But it is very, very important to note that Mosinger and his team discovered two proteins that are a component of taste receptors, and they were found inside the testes. They did not find a set of taste buds embedded in the skin of a mouse's miniature ballsack.

"The study (or any that have followed) hasn’t shown that any animal can actually ’taste’ via these receptors like we’d taste something from the mouth. There is no scientific or medical evidence to back up any claims that men can actually taste things through their junk," Dr. Kieran Kennedy told Australian Men's Health. "So in theory, even if we could detect some form of flavor from the testicles (balls), the soy sauce would have to diffuse through the scrotum (sac) and into the testicles, which is largely not possible."
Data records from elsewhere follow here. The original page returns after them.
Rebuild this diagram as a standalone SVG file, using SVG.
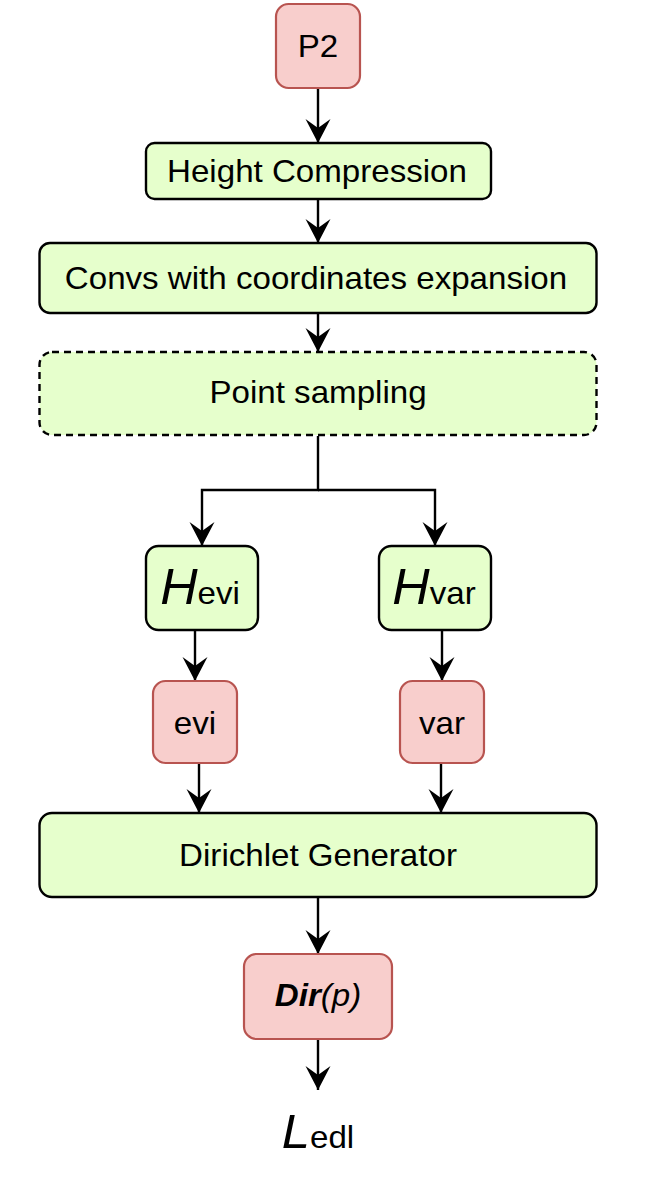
<svg xmlns="http://www.w3.org/2000/svg" width="665" height="1179" viewBox="0 0 665 1179">
<defs>
<style>
.g{fill:#e6ffcc;stroke:#000;stroke-width:2.4}
.r{fill:#f8cecc;stroke:#b85450;stroke-width:2.2}
.d{stroke-dasharray:7 5}
.t{font-family:"Liberation Sans",Arial,Helvetica,sans-serif;font-size:32px;fill:#000;text-anchor:middle}
.c{fill:none;stroke:#000;stroke-width:2.4;marker-end:url(#arr)}
</style>
<marker id="arr" markerUnits="userSpaceOnUse" markerWidth="26" markerHeight="26" viewBox="0 0 26 26" refX="24" refY="12.5" orient="auto">
<path d="M0,0 L24,12.5 L0,25 L9,12.5 Z" fill="#000"/>
</marker>
</defs>
<rect width="665" height="1179" fill="#fff"/>
<g id="connectors">
<path class="c" d="M318 88 V143"/>
<path class="c" d="M318 199 V243"/>
<path class="c" d="M318 313 V352"/>
<path class="c" d="M318 436 V490 H202 V546"/>
<path class="c" d="M318 490 H435 V546"/>
<path class="c" d="M195 630 V681"/>
<path class="c" d="M442 630 V681"/>
<path class="c" d="M199 763 V813"/>
<path class="c" d="M441 763 V813"/>
<path class="c" d="M318 897 V954"/>
<path class="c" d="M318 1039 V1090"/>
</g>
<g id="p2">
<rect class="r" x="276" y="4" width="84" height="84" rx="12.5"/>
<text class="t" transform="translate(318 56.5) scale(1.035 1)">P2</text>
</g>
<g id="height-compression">
<rect class="g" x="146" y="143" width="345" height="56" rx="8.5"/>
<text class="t" transform="translate(317 181.5) scale(1.035 1)">Height Compression</text>
</g>
<g id="convs">
<rect class="g" x="39.5" y="243" width="557" height="70" rx="10.5"/>
<text class="t" transform="translate(316 288.5) scale(1.035 1)">Convs with coordinates expansion</text>
</g>
<g id="point-sampling">
<rect class="g d" x="39.5" y="352" width="557" height="83" rx="12.5"/>
<text class="t" transform="translate(318 403) scale(1.035 1)">Point sampling</text>
</g>
<g id="h-evi">
<rect class="g" x="146" y="546" width="112" height="84" rx="12.5"/>
<text class="t" transform="translate(200 603.5) scale(1.035 1)"><tspan font-style="italic" font-size="50">H</tspan><tspan>evi</tspan></text>
</g>
<g id="h-var">
<rect class="g" x="379" y="546" width="112" height="84" rx="12.5"/>
<text class="t" transform="translate(434 603.5) scale(1.035 1)"><tspan font-style="italic" font-size="50">H</tspan><tspan>var</tspan></text>
</g>
<g id="evi">
<rect class="r" x="153" y="681" width="84" height="82" rx="12.5"/>
<text class="t" transform="translate(195 733.5) scale(1.035 1)">evi</text>
</g>
<g id="var">
<rect class="r" x="400" y="681" width="84" height="82" rx="12.5"/>
<text class="t" transform="translate(442 733.5) scale(1.035 1)">var</text>
</g>
<g id="dirichlet-generator">
<rect class="g" x="39.5" y="813" width="557" height="84" rx="12.5"/>
<text class="t" transform="translate(318 865.5) scale(1.035 1)">Dirichlet Generator</text>
</g>
<g id="dir-p">
<rect class="r" x="244" y="954" width="148" height="85" rx="12.5"/>
<text class="t" transform="translate(318 1006) scale(1.035 1)"><tspan font-weight="bold" font-style="italic">Dir</tspan><tspan font-style="italic">(p)</tspan></text>
</g>
<g id="l-edl">
<text class="t" transform="translate(318 1147.5) scale(1.035 1)"><tspan font-style="italic" font-size="49">L</tspan><tspan>edl</tspan></text>
</g>
</svg>
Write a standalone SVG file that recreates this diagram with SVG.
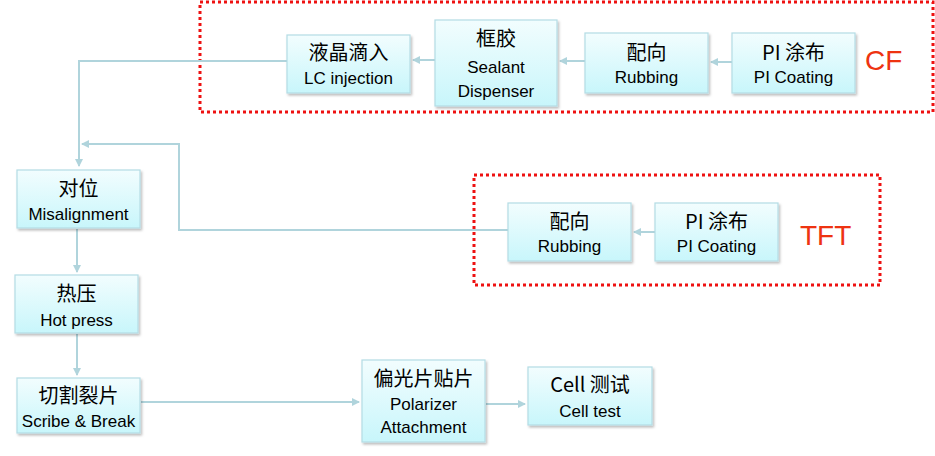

Kennedy also suggested that anyone who believed that they were "tasting" the soy sauce through their scrotum was probably just anticipating the salty flavor of the sauce, or they were having an involuntary reaction to its smell. (Sorry, Alx. You've become the face of soy-basted ballsacks for nothing.)

Popular Science further debunks any 'But I can taste it!" claims, by providing a refresher course into how the complicated sense of taste works. "Taste buds are little pores containing many, many sensory cells with little hairlike projections on them that increase their surface area," the website explains. "Those 'hairs' have many thousands of receptors embedded in their cellular membranes, and it’s these receptors that enable you to perceive taste."

The taste receptors then relay that information to the brain, which then determines which flavor, or combination of flavors, that is being tasting at that moment. (This is the Cliff's Notes explanation but, let's be honest: if you're currently soaking your scrotum in a liquid condiment, we probably don't need to get more advanced than that.)

So, although taste receptors have been discovered elsewhere in the human body, including inside the intestines, in the bladder, and, yes, in the testes, they aren't connected to the brain in the way that the receptors inside the tastebuds are, and they have nothing to do with the sense of taste. Still not convinced? Even Dr. Oz doesn't believe this shit. "What comes out of your testicles may have taste but your testicles themselves don't have tastebuds," he told TMZ.

Now please pour the rest of that soy sauce into the trash. Nobody wants to use it now.